Parveen Panwar believes that positivity and happiness are choices. And he’s on a mission to spread the word.
You might see him on a Los Altos street, wearing a dark-blue “#Imactivated” T-shirt, passing out “activating” wristbands, raising his arms in the air and exclaiming, “I’m activated! … You’re awesome!”
The Los Altos resident is building momentum for the “I’m Activated” movement he launched in March. It’s centered on effecting change through positive action, performing random acts of kindness and blocking negative vibes. He’s created a website, Imactivated.com, that proclaims, “Everything is possible with a positive mindset.”

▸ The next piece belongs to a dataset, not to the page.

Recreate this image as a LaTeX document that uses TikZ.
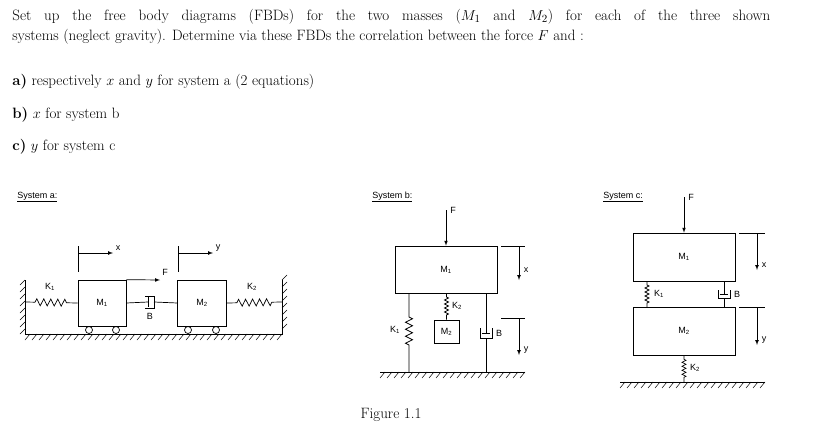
\documentclass[tikz,border=0pt]{standalone}
\usepackage{fontspec}
\newfontfamily\lab{Liberation Sans}
\usetikzlibrary{decorations.pathmorphing}
\begin{document}
\begin{tikzpicture}[x=1pt,y=-1pt,line width=0.7pt,
  mass/.style={draw,fill=white,inner sep=0pt,font=\lab\small},
  lbl/.style={font=\lab\small,inner sep=1pt},
  spring/.style={decorate,decoration={zigzag,amplitude=3.5pt,segment length=7pt,pre length=#1,post length=#1}},
  spring/.default=10pt,
  sspring/.style={decorate,decoration={zigzag,amplitude=2pt,segment length=4pt,pre length=4pt,post length=4pt}},
  arr/.style={-latex},
  hatch/.style={line width=0.5pt}]
\useasboundingbox (0,0) rectangle (815,436);
% text
\node[anchor=north west,inner sep=0pt,text width=758pt,align=justify,font=\fontsize{15}{20}\selectfont] (t1) at (12,9)
 {Set up the free body diagrams (FBDs) for the two masses ($M_1$ and $M_2$) for each of the three shown\linebreak systems (neglect gravity). Determine via these FBDs the correlation between the force $F$ and :};
\node[anchor=west,inner sep=0pt,font=\fontsize{15}{17}\selectfont] (ta) at (12,82) {\textbf{a)} respectively $x$ and $y$ for system a (2 equations)};
\node[anchor=west,inner sep=0pt,font=\fontsize{15}{17}\selectfont] (tb) at (12,115) {\textbf{b)} $x$ for system b};
\node[anchor=west,inner sep=0pt,font=\fontsize{15}{17}\selectfont] (tc) at (12,147) {\textbf{c)} $y$ for system c};
\node[anchor=north,inner sep=0pt,font=\fontsize{15}{17}\selectfont] (fig) at (391,408) {Figure 1.1};
% titles
\node[lbl,anchor=west] (sa) at (16,197) {\underline{System a:}};
\node[lbl,anchor=west] (sb) at (371,197) {\underline{System b:}};
\node[lbl,anchor=west] (sc) at (602,197) {\underline{System c:}};

% ===== System a =====
\draw (25,280) -- (25,334) -- (282,334) -- (282,280);
\foreach \i in {0,7,...,54} \draw[hatch] (25,280+\i) -- ++(-5,5);
\foreach \i in {0,7,...,54} \draw[hatch] (282,280+\i) -- ++(5,-5);
\foreach \i in {30,37,...,282} \draw[hatch] (\i,334) -- ++(-5,6);
\node[mass,minimum width=48pt,minimum height=46pt] (a1) at (102,303) {M\textsubscript{1}};
\node[mass,minimum width=49pt,minimum height=46pt] (a2) at (202,303) {M\textsubscript{2}};
\foreach \c in {89,116} \draw (\c,330) circle (3.5);
\foreach \c in {188,216} \draw (\c,330) circle (3.5);
\coordinate (wl) at (25,302); \coordinate (wr) at (282,302);
\draw[spring] (wl) -- (a1.west);
\draw[spring] (a2.east) -- (wr);
\node[lbl] (k1a) at (50,287) {K\textsubscript{1}};
\node[lbl] (k2a) at (252,287) {K\textsubscript{2}};
% damper
\draw (a1.east) -- (148,302);
\draw (148,297) -- (148,307);
\draw (145,296) -- (154,296) -- (154,308) -- (145,308);
\draw (154,302) -- (a2.west);
\node[lbl] (ba) at (150,316) {B};
% F
\draw[arr] (a1.north east) -- (160,280);
\node[lbl] (fa) at (165,272) {F};
% x, y markers
\draw (78,246) -- (78,272); \draw[arr] (78,253) -- (113,253);
\node[lbl] (xa) at (118,248) {x};
\draw (178,246) -- (178,272); \draw[arr] (178,253) -- (213,253);
\node[lbl] (ya) at (218,248) {y};

% ===== System b =====
\node[mass,minimum width=102pt,minimum height=47pt] (b1) at (446,269.5) {M\textsubscript{1}};
\node[mass,minimum width=25pt,minimum height=23pt] (b2) at (446.5,331.5) {M\textsubscript{2}};
\coordinate (gb1) at (409,372); \coordinate (gb2) at (486,372);
\draw (380,372) -- (525,372);
\foreach \i in {385,392,...,525} \draw[hatch] (\i,372) -- ++(-5,6);
\draw[spring=24pt] (409,293) -- (gb1);
\node[lbl] (k1b) at (395,330) {K\textsubscript{1}};
\draw[sspring] (446.5,293) -- (b2.north);
\node[lbl] (k2b) at (457,306) {K\textsubscript{2}};
\draw (486,293) -- (486,333); \draw (482,333) -- (490,333);
\draw (480,328) -- (480,338) -- (492,338) -- (492,328);
\draw (486,338) -- (gb2);
\node[lbl] (bb) at (499,333) {B};
\coordinate (fb) at (446,210);
\draw[arr] (fb) -- (b1.north);
\node[lbl] (Fb) at (453,210) {F};
\draw (501,246) -- (525,246); \draw[arr] (519,246) -- (519,280);
\node[lbl] (xb) at (526,270) {x};
\draw (501,318) -- (525,318); \draw[arr] (519,318) -- (519,355);
\node[lbl] (yb) at (526,350) {y};

% ===== System c =====
\node[mass,minimum width=102pt,minimum height=48pt] (c1) at (684,257) {M\textsubscript{1}};
\node[mass,minimum width=102pt,minimum height=48pt] (c2) at (684,331) {M\textsubscript{2}};
\draw (620,382) -- (765,382);
\foreach \i in {625,632,...,765} \draw[hatch] (\i,382) -- ++(-5,6);
\coordinate (gc) at (684,382);
\draw[sspring] (647,281) -- (647,307);
\node[lbl] (k1c) at (659,294) {K\textsubscript{1}};
\draw (724,281) -- (724,294); \draw (720,294) -- (728,294);
\draw (718,290) -- (718,298) -- (730,298) -- (730,290);
\draw (724,298) -- (724,307);
\node[lbl] (bc) at (737,294) {B};
\draw[sspring] (c2.south) -- (gc);
\node[lbl] (k2c) at (695,368) {K\textsubscript{2}};
\coordinate (fc) at (684,197);
\draw[arr] (fc) -- (c1.north);
\node[lbl] (Fc) at (691,197) {F};
\draw (739,233) -- (765,233); \draw[arr] (757,233) -- (757,270);
\node[lbl] (xc) at (764,265) {x};
\draw (739,307) -- (765,307); \draw[arr] (757,307) -- (757,345);
\node[lbl] (yc) at (764,340) {y};
\end{tikzpicture}
\end{document}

“The #Activated movement is about taking action to bring back high energy and excitement with a positive mindset and a never-give-up and pay-it-forward attitude,” he said. “It’s a positive energy flow in action, sparking you to push your limits, conquer those nagging fears, uncover amazing strength and break down barriers. Most of us would rather be happy than sad, fulfilled than depressed, uplifted than brought down. It’s about looking at life from a different, positive perspective. In other words, we want to be #Activated!”
To skeptics, he might come across as a purveyor of trite sentiments. But for Panwar, positive thinking and outreach is not only real, it’s important and vital for a better world.
He lists core principles of activation in the acronym PAPER: Positive mindset, Authentic, Passionate, Empathy and Resilience. His site is filled with YouTube videos in which he, friends and family members espouse adages such as: “Don’t be afraid to take risks, for they make life worth living”; “You have two hands – one to help yourself, the second to help others”; “Say ‘no’ to negativity in your life”; and “Positive thoughts create positive things.”
The origins of Panwar’s positivity push began in the wake of last year’s presidential election. Panwar, who came to Los Altos from Australia in 2012, took note of the negativity the election results generated among many people he came into contact with.
“After the election, everyone was going into arguments on their beliefs,” he said. “Neighbors were not talking to each other.”
Panwar, who has two children who attend Santa Rita School, said he believes the healthier alternative to complaining is to pursue goals that bring about positive change.
On a recent sunny day, he took one of his kids to downtown Los Altos, where they greeted passersby.
“We went up to strangers and we told them they were special and awesome,” Panwar said.
“It felt good,” his son said. “When you give kindness to someone, they give kindness back to you.”
Panwar’s actions suggest an authenticity that goes beyond just words. Just the other day, he helped an elderly neighbor recently who had fallen and could not get up on his own.
He hopes to put his movement into motion through activities such as holding local events, creating activation “challenges” (a smile challenge or a helping a stranger challenge, for example), partnering with schools and other organizations, opening activation chapters or clubs and organizing peace marches to unite people.
“We need more positivity, unity and ability to take action for better,” he said.
A face-to-face meeting with Panwar, 38, proves him to be a true believer. His smile is ever present, and he comes by his high energy naturally. And no, he doesn’t drink coffee (or any other mind-/body-enhancing substance, for that matter).
“I create a mindset,” Panwar said. “I’m having an activation cocktail.”
For Panwar, who founded a video solutions company, Oculu, and has had a successful tech career, his activation movement is a way of giving back for his good fortune.
Wearing his “#Imactivated” T-shirt like “a Superman cape,” as he put it, Panwar hopes to work on his activation movement full time.
“Keep hustling for a better tomorrow,” he quipped, “but don’t forget to smile today.”